We are here to support careers and when you reach out to artists, and you empower them in a very authentic and organic way that is not contrived, they like that.
In exchange they naturally promote the brand—tell their friends about it and share their songs. Then, when an Artist Originals release gets over a million streams and people are talking about it and sharing, Saavn is the brand that’s associated with it.
“if you have artists out there saying Saavn is great, it really works in our favour. Not just to get more paying subscribers, but to enhance our branding and how people see us as a company.”
If you have artists out there saying Saavn is great, it really works in our favour. Not just to get more paying subscribers, but to enhance our branding and how people see us as a company.

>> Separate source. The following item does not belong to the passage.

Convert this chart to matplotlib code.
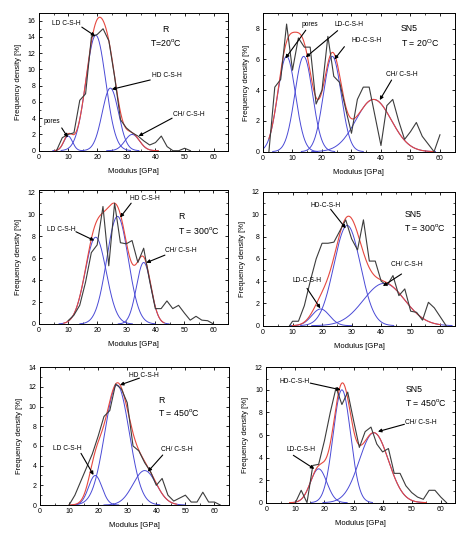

Apple Music launched in India in 2015, and Google Play recently arrived in the territory. Do they have a chance of competing with local services?
Singh: They are both subscription driven services in a market where it’s still early for subscription services in our view. That’s why we’ve been building an ad-supported base over there.
“Apple Music and Google Play are both subscription driven services in a market where it’s still early for subscription services in our view.”
Apple specifically is a very small platform in India. India is an Android driven market and Apple is catering to iOS users. Google is a brand that we don’t think is local and is a brand that isn’t like Saavn, that’s the reality.
What are you future ambitions and plans for Saavn?
Singh: We are continuing to build and innovate on the product, adding more and more features, using AI, machine learning and algorithms to improve our recommendation engines for users. We’re also layering in more elements that makes Saavn more valuable to a user as they spend more time in the platform.
We’re going to continue to build great new audio content with our original shows and Artist Originals, and our subscription push is working well, globally as well as in India.
Saavn is on a path towards becoming a very healthy company from a financial perspective as a result of it.
“Saavn is on a path towards becoming a very healthy company from a financial perspective. we’re excited about the future.”
We’re in a place where market conditions and our overall business strategy have come together to a very good point and we’re excited about the future.
Are you profitable yet?
Singh: Not yet, but a clear path towards profitability is there.